Old timers opinion on AI Renderings
When SketchUp and Revit came out (2000), I knew I had to up my game because anybody can now create a rendering.
I studied composition, art theory, and color theory, and the most significant boost to my work was taking up photography. I recall someone on the Chaos forum, a 3D rendering engine, told me to buy an old DSL and start taking photos daily. Learn the craft of photography, which I did. Now it is an expensive hobby, but it was the single best advice I ever got to improve my architectural rendering work.
I leapfrogged SketchUp and Revit renderings by improving my quality, which greatly enhanced my renderings. I got busier and worked on better-quality projects. People who didn't upgrade their skills were gone within a couple of years, because skilled artists remain valuable in a world where software can replicate basic work.
Building a model and pulling a camera isn't what I was hired to do anymore. When I started, it was pencil-and-paper renderings, and a decade of digital work before software became easy to use. To stay relevant, we must keep evolving our skills, which is essential for our continued value.
Today, I am seeing the same thing happen. First, AI can vanish; that is reality. People are talking about whether the resources are worth it (electricity). If the billions invested are worth it (investors need to start seeing a return, and they are not, so the money will stop flowing), and is the outcome worth it (too much time checking accuracy)?

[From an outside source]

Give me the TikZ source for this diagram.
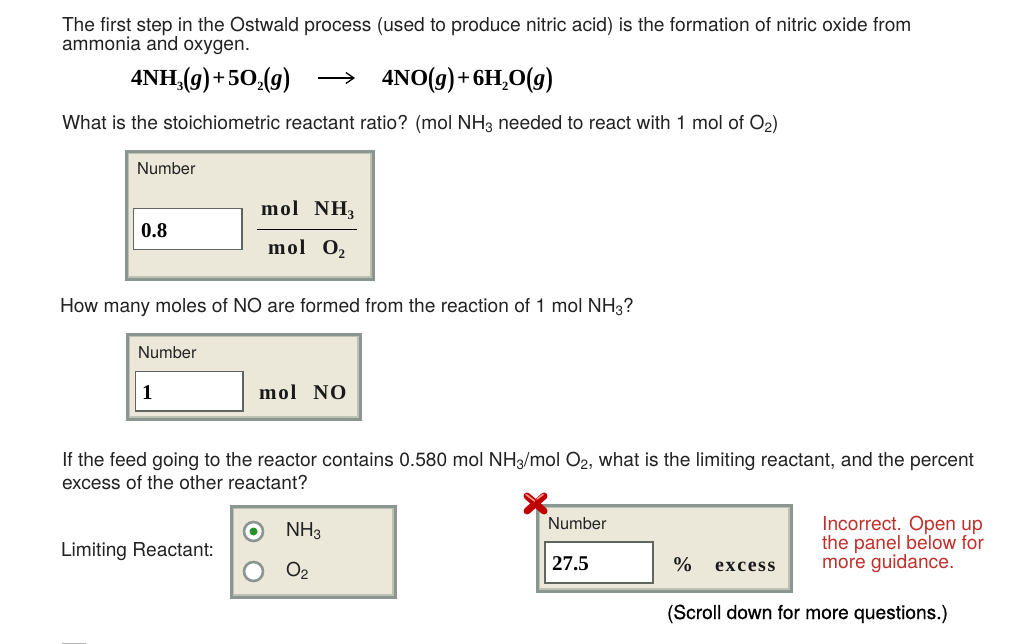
\documentclass[tikz,border=0pt]{standalone}
\usepackage{fontspec}
\usetikzlibrary{arrows.meta}
\setmainfont{TeX Gyre Heros}
\newfontfamily\tms{Liberation Serif}
\newfontfamily\tmsls[LetterSpace=8]{Liberation Serif}
\definecolor{panelbg}{HTML}{EBE8DA}
\definecolor{panelout}{HTML}{8C9690}
\definecolor{panelin}{HTML}{BDC0B4}
\definecolor{inputline}{HTML}{5F6660}
\definecolor{errred}{HTML}{C0302B}
\definecolor{txt}{HTML}{222222}
\newcommand{\sbs}[1]{\raisebox{-3.5pt}{\fontsize{13.5}{13.5}\selectfont #1}}
\newcommand{\eqs}[1]{\raisebox{-5pt}{\fontsize{12.5}{12.5}\selectfont\tms\bfseries #1}}
\newcommand{\ust}[1]{\raisebox{-5pt}{\fontsize{13}{13}\selectfont\tms\bfseries #1}}
\newcommand{\thinp}[1]{\raisebox{-2pt}{\scalebox{.75}[1.05]{\fontsize{28}{28}\selectfont\tms #1}}}
\newcommand{\pars}[1]{\thinp{(}\kern0.5pt{\bfseries\itshape #1}\kern0.5pt\thinp{)}}
\tikzset{
 x=1pt,y=-1pt,
 body/.style={anchor=base west,inner sep=0pt,outer sep=0pt,text=txt,font=\fontsize{19.2}{19.2}\selectfont},
 small/.style={anchor=base west,inner sep=0pt,text=txt,font=\fontsize{16.4}{16.4}\selectfont},
 unit/.style={anchor=base west,inner sep=0pt,text=black!90,font=\fontsize{21}{21}\selectfont\tmsls\bfseries},
 val/.style={anchor=base west,inner sep=0pt,text=black,font=\fontsize{21}{21}\selectfont\tms\bfseries},
 eqn/.style={anchor=base west,inner sep=0pt,text=black,font=\fontsize{23}{23}\selectfont\tms\bfseries},
 warn/.style={anchor=base west,inner sep=0pt,text=errred,font=\fontsize{19.2}{19.2}\selectfont},
 panel/.style={draw=panelout,line width=3pt,fill=panelbg},
 panelinner/.style={draw=panelin,line width=1.2pt},
 inputbox/.style={draw=inputline,line width=1.2pt,fill=white},
 radio/.style={circle,draw=panelout,line width=2.6pt,minimum size=19pt,inner sep=0pt,fill=white},
}
\begin{document}
\begin{tikzpicture}
\useasboundingbox (0,0) rectangle (1024,644);
\fill[white] (0,0) rectangle (1024,644);
\node[body] (l1) at (62,31.5) {The first step in the Ostwald process (used to produce nitric acid) is the formation of nitric oxide from};
\node[body] (l2) at (62,50.5) {ammonia and oxygen.};
\node[eqn] (eqL) at (131,86) {4NH\eqs{3}\pars{g}\kern2.5pt+\kern2.5pt5O\eqs{2}\pars{g}};
\node[eqn] (eqR) at (382,86) {4NO\pars{g}\kern2.5pt+\kern2.5pt6H\eqs{2}O\pars{g}};
\coordinate (aS) at (318,78);
\coordinate (aE) at (355,78);
\draw[line width=1.3pt,-{Straight Barb[length=8pt,width=11pt]}] (aS) -- (aE);
\node[body] (q1) at (62,129.5) {What is the stoichiometric reactant ratio? (mol NH\sbs{3} needed to react with 1 mol of O\sbs{2})};

\draw[panel] (126.5,151.5) rectangle (373,279);
\draw[panelinner] (128.6,153.6) rectangle (370.9,276.9);
\node[small] (n1) at (137,175) {Number};
\draw[inputbox] (133.5,208.5) rectangle (242,249.5);
\node[val] (v1) at (141,237) {0.8};
\node[unit] (u1) at (261,215) {mol\hspace{16pt}NH\ust{3}};
\draw[line width=0.9pt] (257,229.5) -- (357,229.5);
\node[unit] (u2) at (268,254) {mol\hspace{17pt}O\ust{2}};

\node[body] (q2) at (60,312) {How many moles of NO are formed from the reaction of 1 mol NH\sbs{3}?};
\draw[panel] (127.5,334.5) rectangle (360,419);
\draw[panelinner] (129.6,336.6) rectangle (357.9,416.9);
\node[small] (n2) at (138,358) {Number};
\draw[inputbox] (135.5,371.5) rectangle (243,411);
\node[val] (v2) at (142,399) {1};
\node[unit] (u3) at (259,399) {mol\hspace{17pt}NO};

\node[body] (q3a) at (62,466) {If the feed going to the reactor contains 0.580 mol NH\sbs{3}/mol O\sbs{2}, what is the limiting reactant, and the percent};
\node[body] (q3b) at (62,489.5) {excess of the other reactant?};

\node[body] (lim) at (61,556.5) {Limiting Reactant:};
\draw[panel] (231.5,506.5) rectangle (395,597);
\draw[panelinner] (233.6,508.6) rectangle (392.9,594.9);
\node[radio] (r1) at (253.5,531.5) {};
\node[circle,fill=green!50!black!85,minimum size=8pt,inner sep=0pt] (r1dot) at (r1.center) {};
\node[radio] (r2) at (253.5,571.5) {};
\node[body] (nh) at (286,536) {NH\sbs{3}};
\node[body] (oo) at (286,576) {O\sbs{2}};

\draw[panel] (537.5,505.5) rectangle (791,591);
\draw[panelinner] (539.6,507.6) rectangle (788.9,588.9);
\draw[line width=7pt,draw=red!75!black,line cap=round] (527,496) -- (544,511);
\draw[line width=7pt,draw=red!75!black,line cap=round] (544,496) -- (527,511);
\draw[line width=1.6pt,draw=white!60!red,line cap=round] (526,494.5) -- (534.5,501);
\draw[line width=1.6pt,draw=white!60!red,line cap=round] (543,494.5) -- (537,499);
\node[small] (n4) at (548,529) {Number};
\draw[inputbox] (545,542) rectangle (653,583);
\node[val] (v4) at (552,570) {27.5};
\node[unit] (u4) at (672,571) {\%};
\node[unit,font=\fontsize{20}{20}\selectfont\tmsls\bfseries] (u5) at (715,571) {excess};

\node[warn] (w1) at (822,530) {Incorrect. Open up};
\node[warn] (w2) at (822,549) {the panel below for};
\node[warn] (w3) at (822,568) {more guidance.};
\node[body,text=black] (sc) at (667,619) {\addfontfeature{FakeBold=0.4}(Scroll down for more questions.)};
\fill[black!30] (62,643) rectangle (86,644);
\end{tikzpicture}
\end{document}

Reliable industry resources indicate a significant loss of productivity once AI is introduced. AI isn't new; it's been around for decades. Companies are now trying to monetize it, and startups are investing billions, and only a few will survive. If it does survive, a good illustrator is better than AI, by far. Yes, AI is fast and, for right now, inexpensive. AI will become expensive, beyond the reach of hobbyists, and only larger companies will be able to afford it. However, these companies already have skilled talent who do not need AI to create stunning renderings.
AI isn't an artist, a creative, a graphic artist, or an illustrator. AI will take insufficient resources from across the web and produce a poor rendering. Like SketchUp and Revit, it is a tool that can speed up low-quality renderings, but it can't replace genuine artistry and skill.
People might not know why an image is good, but they know when it is. The people looking for a rendering and cost are the most essential things; isn't my clientele and AI is a good fit? All it will do is make skilled people more valuable.